The need for faster and better optimization algorithms is ubiquitous and ever increasing. Besides the sheer size of data to be analyzed, the nature of modern optimization instances presents formidable challenges with data being partially specified, uncertain or high-dimensional data. Convex optimization remains the principal workhorse, but needs to be developed in several ways to meet these challenges. This project aims to do so by (a) developing faster algorithms for convex optimization using randomization (b) making optimization algorithms robust to uncertainty, and (c) providing robust guarantees when the input is only partially specified or uncertain.
Intellectual Merit. The foundational ideas of this project are novel, timely and will extend the frontier of our knowledge of optimization. They integrate multiple disciplines --- operations research, theoretical computer science, signal processing and statistical learning --- with the common goal of fast, robust and versatile convex optimization algorithms. Trading off accuracy for efficiency, the use of randomization, guarantees in the face of uncertain data and new formulations of convex optimization problems for learning, are all promising methods with wide applicability.

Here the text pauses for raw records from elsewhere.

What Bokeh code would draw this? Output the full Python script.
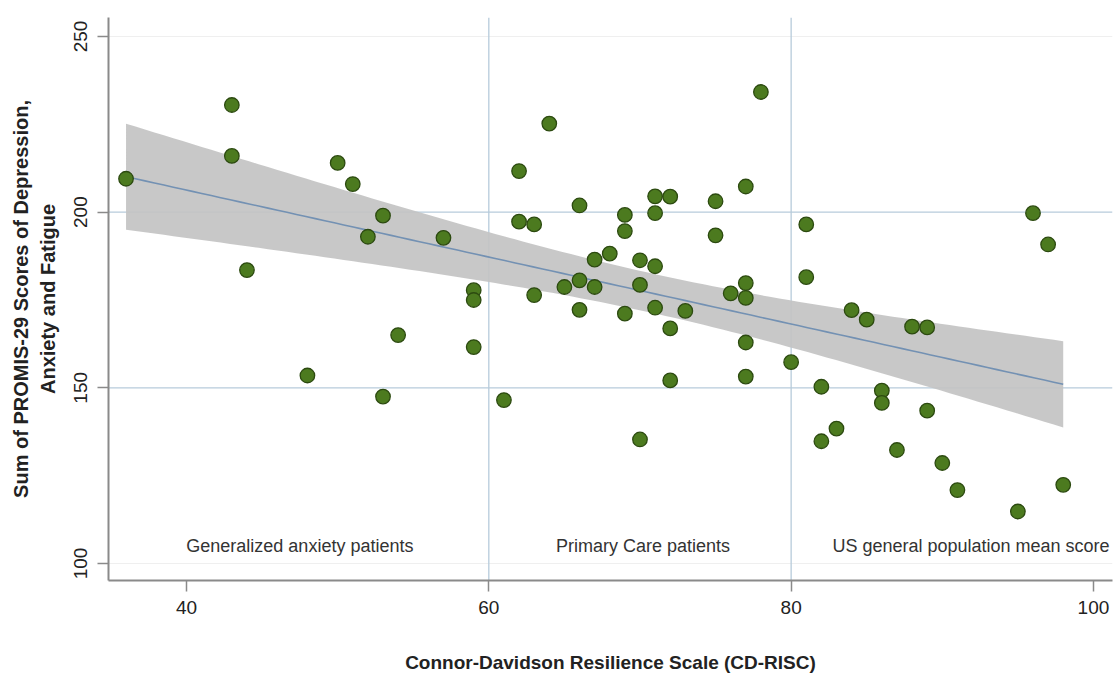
import numpy as np
from bokeh.plotting import figure
from bokeh.models import Span, Range1d, FixedTicker, ColumnDataSource
from bokeh.embed import file_html
from bokeh.resources import INLINE
from bokeh.core.properties import value

# ---- data ----
cdrisc = [36, 43, 43, 44, 48, 50, 51, 52, 53, 53, 54, 57, 59, 59, 59,
          61, 62, 62, 63, 63, 64, 65, 66, 66, 66, 67, 67, 68, 69, 69, 69,
          70, 70, 70, 71, 71, 71, 71, 72, 72, 72, 73, 75, 75, 76, 77, 77,
          77, 77, 77, 78, 80,
          81, 81, 82, 82, 83, 84, 85, 86, 86, 87, 88, 89, 89, 90, 91, 95,
          96, 97, 98]
promis = [209.5, 230.5, 216.0, 183.5, 153.5, 214.0, 208.0, 193.0, 199.0, 147.5, 165.0, 192.7, 177.8, 175.0, 161.6,
          146.5, 211.7, 197.3, 196.5, 176.4, 225.2, 178.7, 201.9, 180.6, 172.2, 186.5, 178.7, 188.2, 199.2, 194.6, 171.1,
          186.3, 179.3, 135.3, 204.5, 199.7, 184.6, 172.8, 204.4, 166.9, 152.1, 171.9, 203.1, 193.4, 176.9, 207.3, 179.8,
          175.6, 162.9, 153.2, 234.2, 157.3,
          196.5, 181.5, 150.3, 134.8, 138.4, 172.1, 169.4, 149.2, 145.7, 132.3, 167.4, 167.2, 143.5, 128.6, 120.9, 114.8,
          199.7, 190.8, 122.4]

ref_x = [60, 80]
ref_y = [150, 200]
faint_y = [100, 250]
x_ticks = [40, 60, 80, 100]
y_ticks = [100, 150, 200, 250]
group_labels = ["Generalized anxiety patients", "Primary Care patients",
                "US general population mean score"]
group_label_x = [47.5, 70.2, 91.9]
group_label_y = [105.1, 105.1, 105.1]

# ---- linear fit with 95% CI of the mean ----
x = np.array(cdrisc, dtype=float)
y = np.array(promis, dtype=float)
n = len(x)
b, a = np.polyfit(x, y, 1)
resid = y - (a + b * x)
s = np.sqrt(np.sum(resid ** 2) / (n - 2))
xm = x.mean()
sxx = np.sum((x - xm) ** 2)
t_crit = 1.995
xf = np.linspace(x.min(), x.max(), 100)
yf = a + b * xf
se = s * np.sqrt(1.0 / n + (xf - xm) ** 2 / sxx)
fit = ColumnDataSource(dict(x=xf, y=yf, lo=yf - t_crit * se, hi=yf + t_crit * se))

FONT = "Liberation Sans"

p = figure(width=1113, height=675, output_backend="svg", toolbar_location=None,
           x_range=Range1d(34.84, 101.26), y_range=Range1d(95.16, 255.4),
           min_border_left=108, min_border_right=1, min_border_top=17,
           min_border_bottom=95)
p.outline_line_color = None
p.xgrid.visible = False
p.ygrid.visible = False
p.background_fill_color = "white"

for v in faint_y:
    p.add_layout(Span(location=v, dimension="width", line_color="#efefef",
                      line_width=1, level="underlay"))
for v in ref_y:
    p.add_layout(Span(location=v, dimension="width", line_color="#b7cbdb",
                      line_width=1.3, level="underlay"))
for v in ref_x:
    p.add_layout(Span(location=v, dimension="height", line_color="#b7cbdb",
                      line_width=1.3, level="underlay"))

p.varea(x="x", y1="lo", y2="hi", source=fit, fill_color="#c3c3c3", fill_alpha=0.92)
p.line(x="x", y="y", source=fit, line_color="#7391b3", line_width=1.6)

p.scatter(cdrisc, promis, size=14.5, fill_color="#4c7a1f",
          line_color="#2c4a10", line_width=1.3)

p.text(x=group_label_x, y=group_label_y, text=group_labels,
       text_font=value(FONT), text_font_size="18px", text_color="#333333",
       text_align="center", text_baseline="middle")

# axes
for ax in (p.xaxis[0], p.yaxis[0]):
    ax.axis_line_color = "#8a8a8a"
    ax.axis_line_width = 2
    ax.major_tick_line_color = "#8a8a8a"
    ax.major_tick_line_width = 1.5
    ax.major_tick_out = 11
    ax.major_tick_in = 0
    ax.minor_tick_line_color = None
    ax.major_label_text_font = FONT
    ax.major_label_text_font_size = "19px"
    ax.major_label_text_color = "#222222"
    ax.axis_label_text_font = FONT
    ax.axis_label_text_font_style = "bold"
    ax.axis_label_text_color = "#222222"

p.xaxis.major_label_standoff = 9
p.yaxis.major_label_standoff = 10
p.xaxis.axis_label_text_font_size = "19px"
p.yaxis.axis_label_text_font_size = "20px"
p.xaxis.ticker = FixedTicker(ticks=x_ticks)
p.yaxis.ticker = FixedTicker(ticks=y_ticks)
p.yaxis.major_label_orientation = "vertical"
p.xaxis.axis_label = "Connor-Davidson Resilience Scale (CD-RISC)"
p.yaxis.axis_label = "Sum of PROMIS-29 Scores of Depression,\nAnxiety and Fatigue"
p.xaxis.axis_label_standoff = 35
p.yaxis.axis_label_standoff = 13

open("out.html", "w").write(file_html(p, INLINE))
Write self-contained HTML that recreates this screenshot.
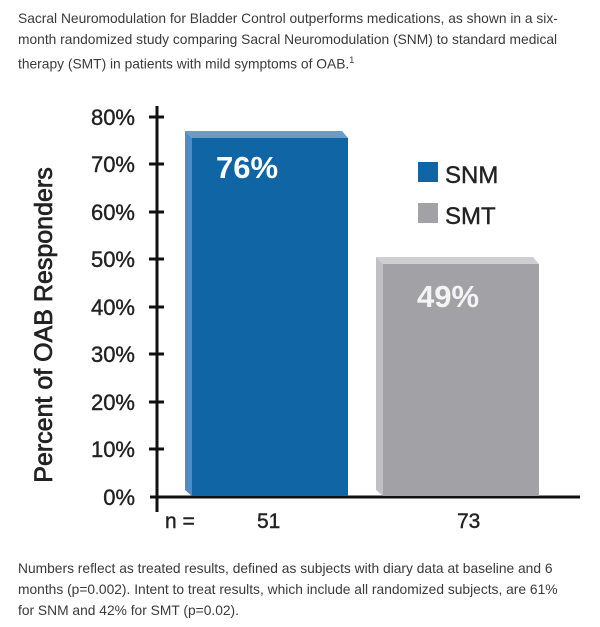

Broader Impact. This project is motivated by several general problems in applied mathematics that touch many different application areas. Progress on these problems, which include structured matrix factorization and estimation, graph estimation, robust multi-stage decision making and signal recovery, will have direct and lasting impact in applications as diverse as medical imaging, radar array processing, passive acoustic imaging, and digital communications. Mentoring and collaborating with a graduate student and a shared postdoctoral student across multiple EAGERs are additional aspects of the broader impact of this EAGER.